Researchers at the Lawrence Livermore National Laboratory are learning more about how tularemia, a bacteria considered a significant biosecurity risk, persists in the environment and causes disease, according to a presentation on Sunday.

Geoffrey Feld, a postdoctoral researchers at LLNL, described his work on Sunday during a presentation called "Structure and Function of Two Putative Virulence Factors from Francisella tularensis." The presentation took place during the 58th Annual Biophysical Society Meeting in San Francisco.

Tularemia, also known as rabbit fever, has been weaponized in various parts of the world. Feld and his colleagues examined proteins secreted by F. tularensis that may contribute to the virulence of the bacteria.

Previous research efforts funded by LLNL and the National Institutes of Health found that amoebae may serve as a potential reservoir for tularemia bacteria in nature. The bacteria form dormant cells called cysts that allow the amoebae to survive unfavorable conditions. Further research led to the identification of proteins secreted by F. tularensis which are responsible for induction of the rapid encystment phenotype in amoebae.

Feld and his colleagues characterized two of the REP proteins, called REP24 and REP34, and started to describe their functions based on three-dimensional crystal structures.
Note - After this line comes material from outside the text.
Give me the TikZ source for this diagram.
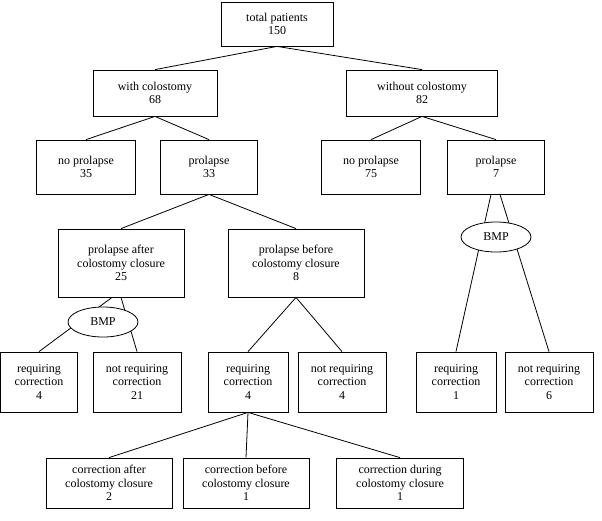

"Our preliminary data indicate that F. tularensis bacteria lacking these proteins are diminished in their ability to infect or survive in human immune cells, which indicates that these proteins may also contribute to F. tularensis virulence," Feld said.

Amy Rasley, the research team leader, and her team said that careful characterization of REP24 and REP34 may show how the organism persists in nature and causes disease.

Feld said that while the research could inform efforts to combat tularemia, further study is required to determine the protein targets in the host that REP proteins act upon and the mechanism REP proteins use to help the bacteria survive or cause disease.

The U.S. Centers for Disease Control and Prevention classifies tularemia as a Category A bioterrorism agent.